# I just got "Sauces" by James Peterson



## gobblygook (Aug 26, 2010)

Yes, this thread is completely useless to everyone but me, but I'm so happy, I had to post.

Mine is third edition (current edition) and the color of the text is a little off-putting, being a "rust" color, to match the cover and the dust jacket.

Other than that, I got a new toy and had to share.  Just reading the ToC, I'm all excited.  Now onto diving in head first.  G'day all.


----------



## kyheirloomer (Feb 1, 2007)

Well, you won't have any trouble filling your spare time, Gobblygook. If you intend actually reading it, it will keep you busy for awhile.

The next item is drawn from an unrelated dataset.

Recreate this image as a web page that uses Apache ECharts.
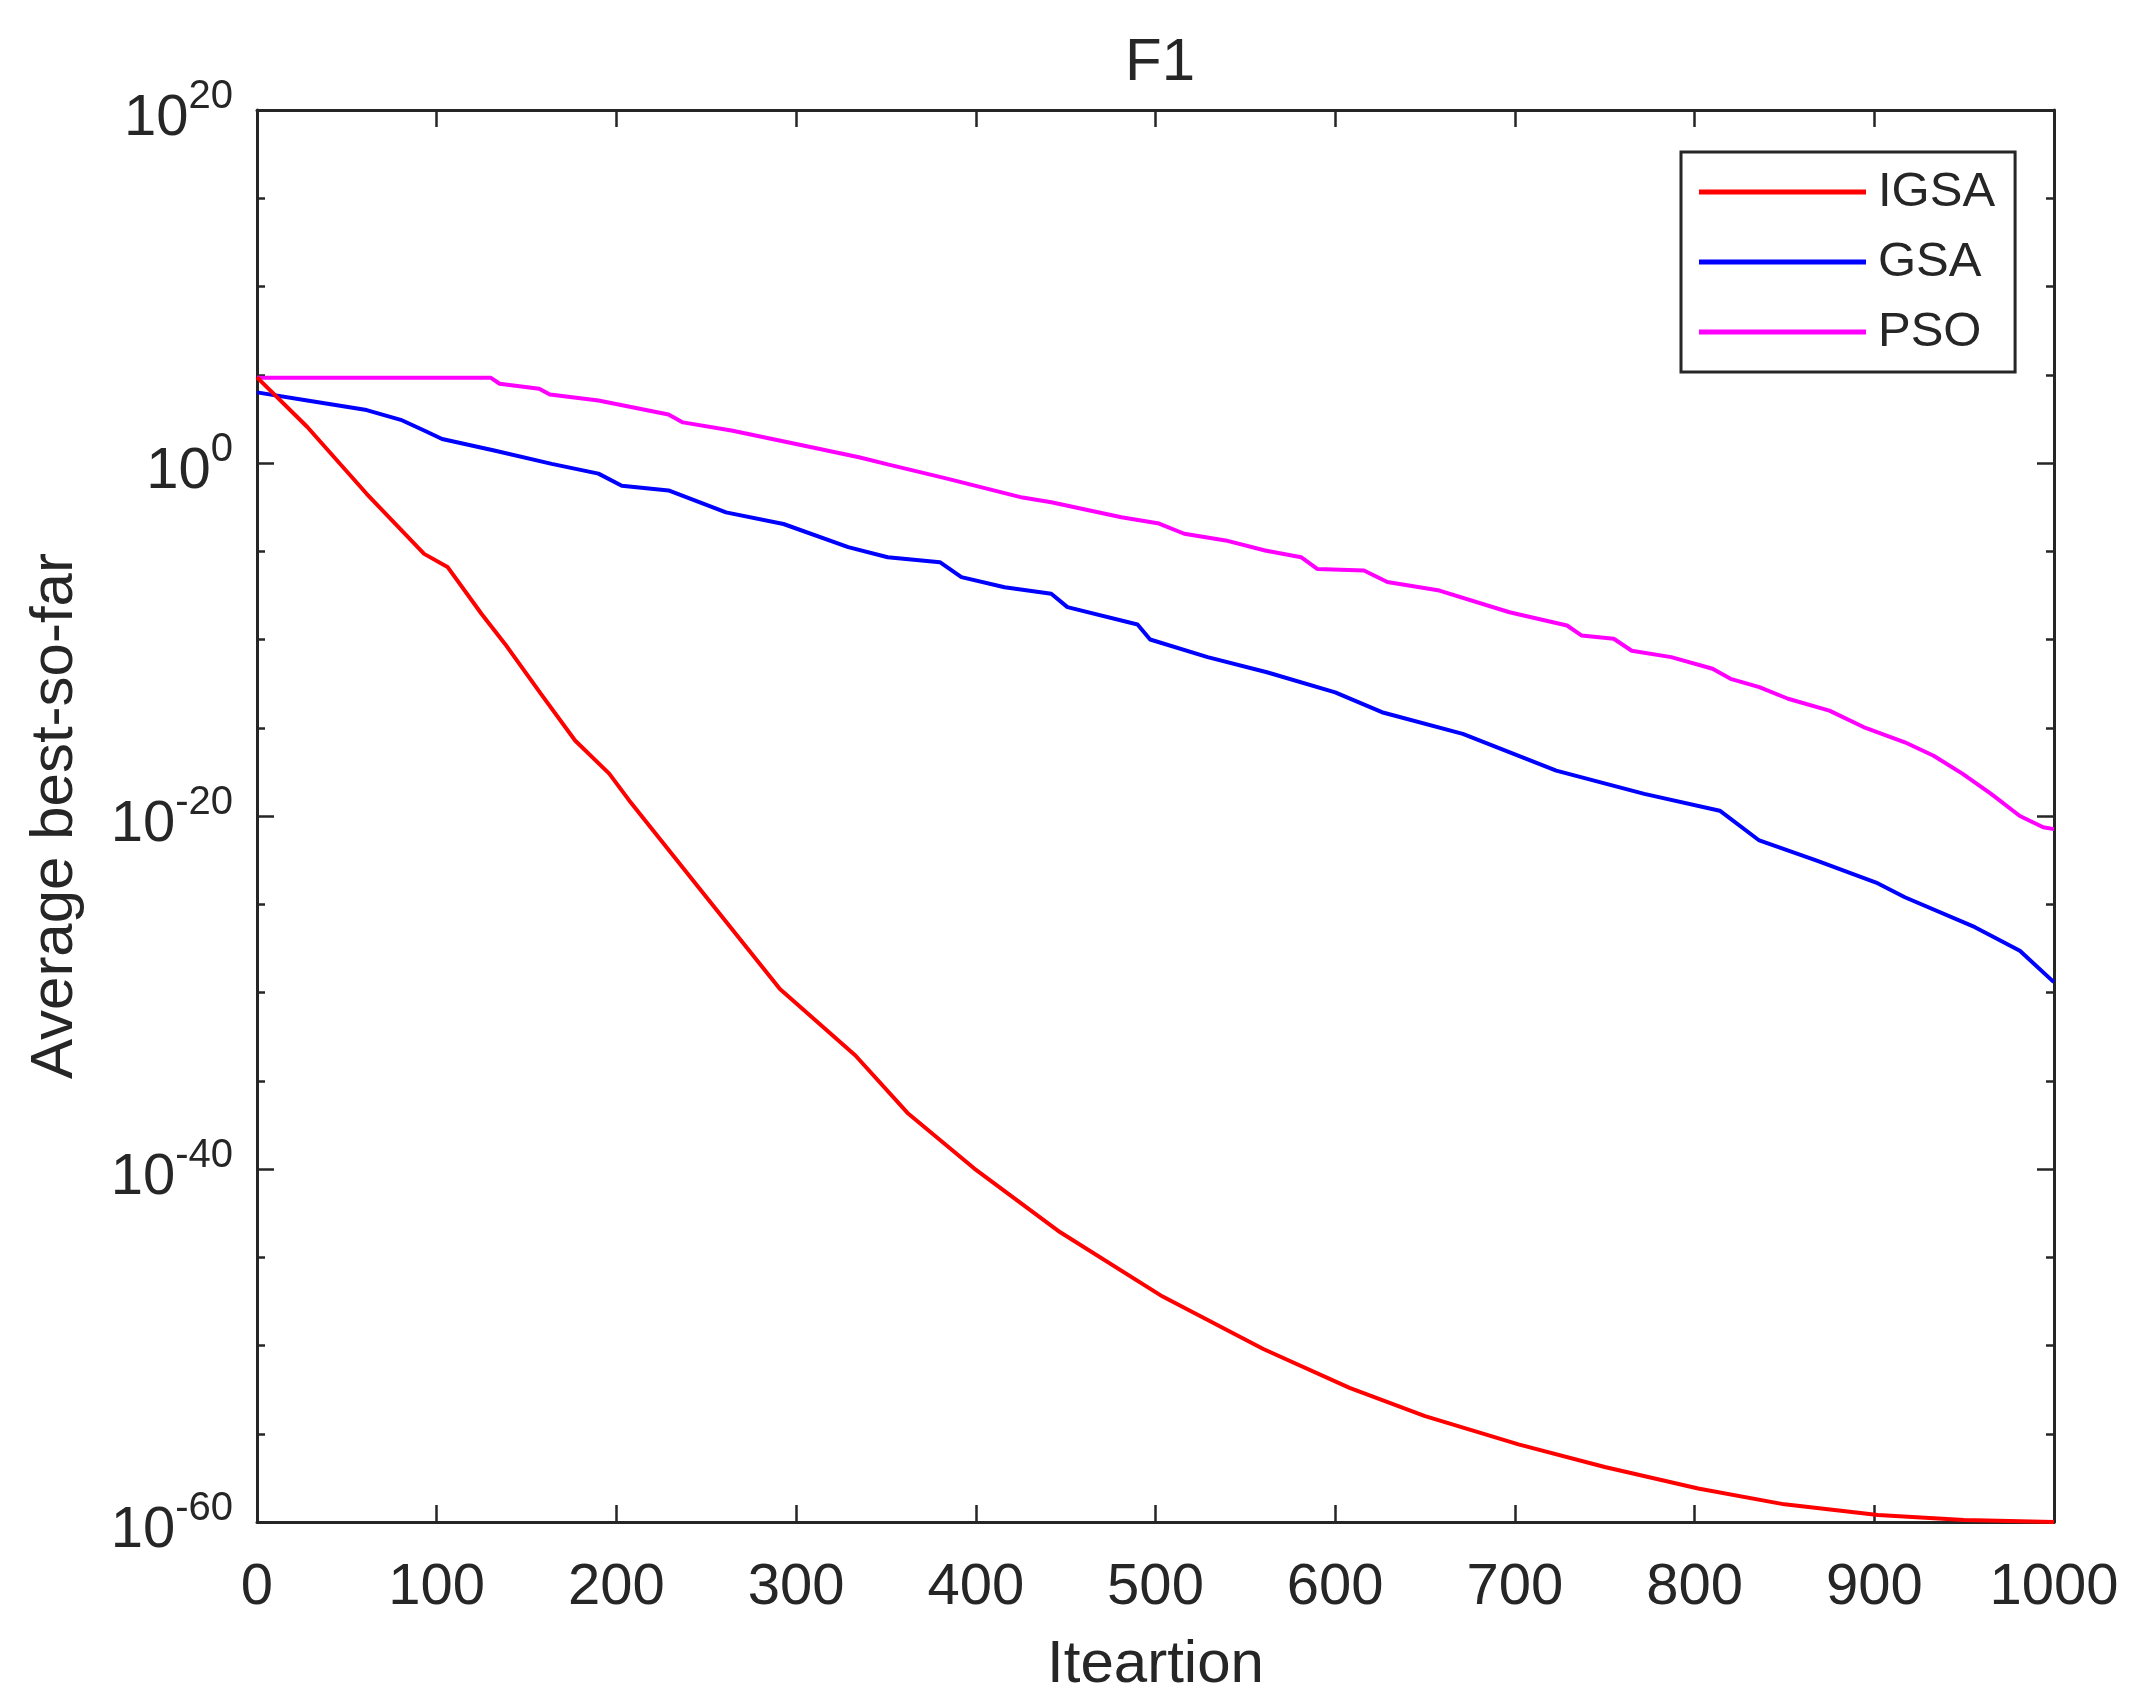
<!DOCTYPE html>
<html>
<head>
<meta charset="utf-8">
<script src="https://cdn.jsdelivr.net/npm/echarts@6/dist/echarts.min.js"></script>
<style>
html,body{margin:0;padding:0;background:#fff;}
#chart{width:2145px;height:1705px;}
</style>
</head>
<body>
<div id="chart"></div>
<script>
// ---- data ----
var seriesNames = ['IGSA', 'GSA', 'PSO'];
var xTicks = [0, 100, 200, 300, 400, 500, 600, 700, 800, 900, 1000];
var yTickExponents = [-60, -40, -20, 0, 20];

var igsaIter = [0, 28, 61, 93, 106, 125, 138, 158, 177, 196, 207, 216, 248, 291, 333, 362, 399, 447, 504, 560, 608, 650, 702, 750, 802, 850, 902, 950, 1000];
var igsaVal  = [7.1e4, 1.1e2, 1.8e-2, 7.1e-6, 1.3e-6, 2.8e-9, 5.6e-11, 8.3e-14, 1.9e-16, 2.5e-18, 7.9e-20, 5.5e-21, 4.7e-25, 1.6e-30, 2.7e-34, 1.5e-37, 1.1e-40, 2.6e-44, 5.9e-48, 6.3e-51, 4.0e-53, 1.0e-54, 2.5e-56, 1.3e-57, 7.9e-59, 1.0e-59, 2.5e-60, 1.3e-60, 1.0e-60];

var gsaIter = [0, 28, 61, 80, 93, 103, 132, 164, 190, 203, 229, 261, 293, 329, 351, 380, 392, 416, 442, 451, 490, 497, 529, 562, 600, 626, 671, 723, 772, 814, 836, 868, 901, 917, 956, 981, 999, 1000];
var gsaVal  = [1.0e4, 3.5e3, 1.0e3, 2.8e2, 6.9e1, 2.3e1, 5.1, 8.9e-1, 2.5e-1, 5.2e-2, 2.8e-2, 1.6e-3, 3.5e-4, 1.7e-5, 4.6e-6, 2.4e-6, 3.4e-7, 9.1e-8, 3.9e-8, 6.8e-9, 7.1e-10, 1.0e-10, 1.0e-11, 1.4e-12, 1.0e-13, 7.6e-15, 4.5e-16, 3.7e-18, 1.8e-19, 2.0e-20, 4.1e-22, 3.0e-23, 1.7e-24, 2.5e-25, 5.0e-27, 2.3e-28, 4.7e-30, 4.0e-30];

var psoIter = [0, 130, 135, 157, 163, 190, 229, 237, 264, 300, 335, 351, 384, 426, 442, 481, 502, 516, 539, 561, 581, 590, 616, 629, 658, 697, 729, 737, 755, 765, 787, 810, 820, 836, 852, 875, 894, 917, 933, 949, 965, 981, 994, 1000];
var psoVal  = [6.8e4, 6.8e4, 3.1e4, 1.6e4, 7.6e3, 3.5e3, 5.6e2, 2.0e2, 6.9e1, 1.2e1, 2.1, 8.3e-1, 1.3e-1, 1.1e-2, 6.0e-3, 8.5e-4, 3.7e-4, 9.8e-5, 4.1e-5, 1.1e-5, 4.6e-6, 1.0e-6, 8.1e-7, 1.8e-7, 5.9e-8, 3.5e-9, 6.2e-10, 1.7e-10, 1.1e-10, 2.3e-11, 1.0e-11, 2.2e-12, 5.9e-13, 2.0e-13, 4.4e-14, 9.3e-15, 1.1e-15, 1.5e-16, 2.6e-17, 2.5e-18, 1.8e-19, 1.0e-20, 2.3e-21, 1.8e-21];

// The y axis is a base-10 logarithmic scale; ECharts' log scale rounds values
// below 1e-20 to zero, so the axis works in decades (log10 of each value).
function pairs(xs, ys) { return xs.map(function (x, i) { return [x, Math.log10(ys[i])]; }); }

var TXT = '#262626';
var FONT = '"Liberation Sans", Arial, Helvetica, sans-serif';

var chart = echarts.init(document.getElementById('chart'), null, {renderer: 'canvas'});

var axisLineStyle = {color: TXT, width: 3};
var tickStyle = {color: TXT, width: 2.5};

function yLabel(e) {
  if (yTickExponents.indexOf(e) < 0) return '';
  return '{b|10}{s|' + e + '}';
}

var option = {
  animation: false,
  backgroundColor: '#fff',
  title: {
    text: 'F1',
    left: 1155,
    top: 28,
    textAlign: 'center',
    textStyle: {fontFamily: FONT, fontSize: 60, fontWeight: 'normal', color: TXT}
  },
  grid: {left: 257, right: 91, top: 110, bottom: 183, containLabel: false},
  legend: {
    data: seriesNames,
    orient: 'vertical',
    left: 1681,
    top: 152,
    icon: 'rect',
    itemWidth: 167,
    itemHeight: 5,
    itemGap: 20,
    padding: [15, 20, 15, 18],
    borderColor: TXT,
    borderWidth: 3,
    backgroundColor: '#fff',
    textStyle: {fontFamily: FONT, fontSize: 49, color: TXT, lineHeight: 50, padding: [0, 0, 0, 7]}
  },
  xAxis: [{
    type: 'value',
    min: 0, max: 1000, interval: 100,
    name: 'Iteartion',
    nameLocation: 'middle',
    nameGap: 113,
    nameTextStyle: {fontFamily: FONT, fontSize: 60, color: TXT},
    axisLine: {show: true, onZero: false, lineStyle: axisLineStyle},
    axisTick: {show: true, inside: true, length: 17, lineStyle: tickStyle},
    axisLabel: {fontFamily: FONT, fontSize: 58, color: TXT, margin: 37,
      formatter: function (v) { return xTicks.indexOf(v) >= 0 ? String(v) : ''; }},
    splitLine: {show: false}
  }, {
    type: 'value',
    position: 'top',
    min: 0, max: 1000, interval: 100,
    axisLine: {show: true, onZero: false, lineStyle: axisLineStyle},
    axisTick: {show: true, inside: true, length: 17, lineStyle: tickStyle},
    axisLabel: {show: false},
    splitLine: {show: false}
  }],
  yAxis: [{
    type: 'value',
    min: -60, max: 20,
    interval: 20,
    name: 'Average best-so-far',
    nameLocation: 'middle',
    nameGap: 172,
    nameTextStyle: {fontFamily: FONT, fontSize: 60, color: TXT},
    axisLine: {show: true, onZero: false, lineStyle: axisLineStyle},
    axisTick: {show: true, inside: true, length: 17, lineStyle: tickStyle},
    minorTick: {show: true, splitNumber: 4, length: 8, lineStyle: tickStyle},
    axisLabel: {
      margin: 24,
      formatter: yLabel,
      rich: {
        b: {fontFamily: FONT, fontSize: 58, color: TXT, lineHeight: 58, padding: [18, 0, 0, 0]},
        s: {fontFamily: FONT, fontSize: 40, color: TXT, lineHeight: 40, padding: [0, 0, 26, 0]}
      }
    },
    splitLine: {show: false},
    minorSplitLine: {show: false}
  }, {
    type: 'value',
    position: 'right',
    min: -60, max: 20,
    interval: 20,
    axisLine: {show: true, onZero: false, lineStyle: axisLineStyle},
    axisTick: {show: true, inside: true, length: 17, lineStyle: tickStyle},
    minorTick: {show: true, splitNumber: 4, length: 8, lineStyle: tickStyle},
    axisLabel: {show: false},
    splitLine: {show: false},
    minorSplitLine: {show: false}
  }],
  series: [{
    name: 'IGSA', type: 'line', showSymbol: false, symbol: 'none',
    data: pairs(igsaIter, igsaVal),
    itemStyle: {color: '#ff0000'}, lineStyle: {color: '#ff0000', width: 4}, z: 4
  }, {
    name: 'GSA', type: 'line', showSymbol: false, symbol: 'none',
    data: pairs(gsaIter, gsaVal),
    itemStyle: {color: '#0000ff'}, lineStyle: {color: '#0000ff', width: 4}, z: 3
  }, {
    name: 'PSO', type: 'line', showSymbol: false, symbol: 'none',
    data: pairs(psoIter, psoVal),
    itemStyle: {color: '#ff00ff'}, lineStyle: {color: '#ff00ff', width: 4}, z: 2
  }]
};

chart.setOption(option);
</script>
</body>
</html>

We reviewed _Sauces _awhile back. If you're interested in seeing the review you can find it here: http://www.cheftalk.com/products/sauces-classical-and-contemporary-sauce-making


----------



## gobblygook (Aug 26, 2010)

Come now... I got lucky with someone referring "On Food and Cooking". I decided that I wanted my next book to be similar -- a text book of sorts. BDL is to blame for me picking a book on sauces though because he keeps tossing out French terms and sauces and I hate being lost. So, when I decided to buy another book, I almost posted and then this amazing thing happened.... I tried "search" and voila! Once I found a book that several folks here seemed to agree on, then I searched for the title. The reviews on Amazon were great because the low star reviews complained that it's not a cookbook and that it's too in-depth. Those are the type of negative reviews I love. I did my homework before selecting this extremely expensive (~$25) /img/vbsmilies/smilies//smile.gif book. Now that it's arrived, I had to gloat.


----------